- Authorities say Carlos Ortiz was with Aaron Hernandez when they picked up Odin Lloyd
- Lloyd was found killed in an industrial park; Hernandez is charged with murder in case
- Ortiz pleads not guilty on a charge of being an accessory to murder after the fact
- Ortiz's lawyer doesn't contest the $500,000 bail, though he could so later
A man who allegedly was with Aaron Hernandez the night Odin Lloyd was killed pleaded not guilty Friday to a single count of being an accessory to murder after the fact.
As members of his and Lloyd's family looked on, Carlos Ortiz uttered only those two words -- "not guilty" -- during his brief arraignment in Bristol County Superior Court in the southeastern Massachusetts city of Fall River. His next court date is set for November 20.
Ortiz is one of several people who have been charged in connection with Lloyd's death, though only one person -- Hernandez, who was a standout tight end for the New England Patriots before being released by the team the day of his arrest -- faces a murder count.
Like Hernandez, Ortiz hails from Bristol, Connecticut.
During Friday's court hearing, Ortiz's lawyer John Connors did not contest the $500,000 cash bail set for his client, though he could do so later.
"We don't have the grand jury minutes, we don't have a lot of the discovery statements, etc. So I think it's prudent to wait for the next date until we argue (bail)," Connors said.
Authorities have said that Hernandez, Ernest Wallace and Ortiz picked Lloyd up from his Boston apartment in a rental car shortly before he was found shot to death June 17 in a North Attleborough, Massachusetts, industrial park.
Surveillance cameras then captured the rental car leaving the crime scene and Hernandez carrying a gun as he returned to his home minutes later. He was with two other people. Lloyd -- a 27-year-old semi-pro football player himself -- was not among them.
Ortiz first told investigators both Hernandez and Wallace had gotten out of the car with Lloyd at the industrial park, before shots rang out. But prosecutors say he later changed his story to claim Wallace remained in the car, while Hernandez and Lloyd got out.
Asked last month about Ortiz changing his account, his attorney said, "Almost every case I've ever been involved in, the story changes during interrogation.

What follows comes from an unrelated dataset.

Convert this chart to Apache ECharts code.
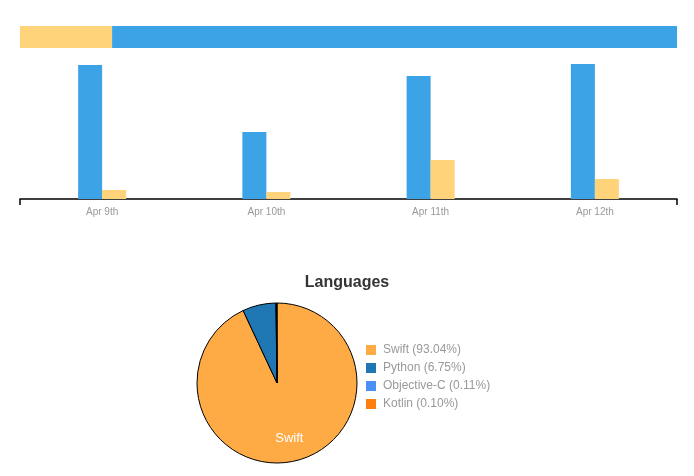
<!DOCTYPE html>
<html>
<head>
<meta charset="utf-8">
<script src="https://cdn.jsdelivr.net/npm/echarts@6/dist/echarts.min.js"></script>
<style>
html,body{margin:0;padding:0;background:#fff;}
#chart{width:694px;height:476px;}
</style>
</head>
<body>
<div id="chart"></div>
<script>
// ---- data ----
const days = ['Apr 9th', 'Apr 10th', 'Apr 11th', 'Apr 12th'];
const blueValues = [134, 67, 123, 135];
const yellowValues = [9, 7, 39, 20];
const totalYellow = [75];
const totalBlue = [460];
const langNames = ['Swift', 'Python', 'Objective-C', 'Kotlin'];
const langValues = [93.04, 6.75, 0.11, 0.10];
const langColors = ['#ffab45', '#1f77b4', '#4a90f7', '#ff7f0e'];

const BLUE = '#3da3e7';
const YELLOW = '#ffd37a';
const FONT = '"Liberation Sans", Arial, Helvetica, sans-serif';
const PIE_C = [277, 383];
const PIE_R = 80;

const chart = echarts.init(document.getElementById('chart'), null, {renderer: 'canvas'});
const option = {
  animation: false,
  textStyle: {fontFamily: FONT},
  title: {
    text: 'Languages',
    left: 'center',
    top: 270,
    textStyle: {fontFamily: FONT, fontSize: 16, fontWeight: 'bold', color: '#333'}
  },
  legend: {
    orient: 'vertical',
    left: 366,
    top: 344,
    padding: 0,
    itemWidth: 10,
    itemHeight: 10,
    itemGap: 6,
    icon: 'rect',
    itemStyle: {borderWidth: 0},
    data: langNames,
    textStyle: {fontFamily: FONT, fontSize: 12, color: '#999', padding: [0, 0, 0, 2]},
    formatter: function (name) {
      const i = langNames.indexOf(name);
      return name + ' (' + langValues[i].toFixed(2) + '%)';
    }
  },
  grid: [
    {left: 20, right: 17, top: 26, height: 22},
    {left: 20, right: 17, top: 64, bottom: 277}
  ],
  xAxis: [
    {type: 'value', gridIndex: 0, show: false, min: 0, max: 'dataMax'},
    {
      type: 'category', gridIndex: 1, data: days,
      axisLine: {show: true, lineStyle: {color: '#000', width: 1.5}},
      axisTick: {show: true, length: 6, interval: function (idx) { return idx === 0; }, lineStyle: {color: '#000', width: 1.5}},
      axisLabel: {fontFamily: FONT, fontSize: 10, color: '#999', margin: 8, interval: 0}
    }
  ],
  yAxis: [
    {type: 'category', gridIndex: 0, show: false, data: ['total']},
    {type: 'value', gridIndex: 1, show: false, min: 0, max: 135}
  ],
  series: [
    {type: 'bar', xAxisIndex: 0, yAxisIndex: 0, stack: 'tot', data: totalYellow, barWidth: 22, itemStyle: {color: YELLOW}},
    {type: 'bar', xAxisIndex: 0, yAxisIndex: 0, stack: 'tot', data: totalBlue, barWidth: 22, itemStyle: {color: BLUE}},
    {type: 'bar', xAxisIndex: 1, yAxisIndex: 1, data: blueValues, barWidth: 24, barGap: '0%', itemStyle: {color: BLUE}},
    {type: 'bar', xAxisIndex: 1, yAxisIndex: 1, data: yellowValues, barWidth: 24, barGap: '0%', itemStyle: {color: YELLOW}},
    {
      type: 'pie',
      center: PIE_C,
      radius: PIE_R,
      startAngle: 90,
      clockwise: true,
      data: langNames.map((n, i) => ({name: n, value: langValues[i], itemStyle: {color: langColors[i]}})),
      itemStyle: {borderColor: '#000', borderWidth: 1},
      emphasis: {disabled: true},
      label: {
        show: true,
        position: 'inside',
        color: '#fff',
        fontFamily: FONT,
        fontSize: 13,
        formatter: function (p) { return p.percent > 10 ? p.name : ''; }
      },
      labelLayout: function (params) {
        const r = params.labelRect;
        const cx = r.x + r.width / 2, cy = r.y + r.height / 2;
        const dx = cx - PIE_C[0], dy = cy - PIE_C[1];
        const d = Math.sqrt(dx * dx + dy * dy) || 1;
        const target = 57;
        return {dx: dx / d * target - dx, dy: dy / d * target - dy};
      }
    }
  ]
};
chart.setOption(option);
</script>
</body>
</html>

"When a professional interrogation takes place, at the end of it sometimes you have trouble remembering your own name."
Connors said his client had "limited means" and would seek a relatively low bail.
"He's a young guy who got caught up in a situation," Connors said. "And when all this came about, he was frightened and confused, as you can imagine anyone would be. I believe he's an honest guy."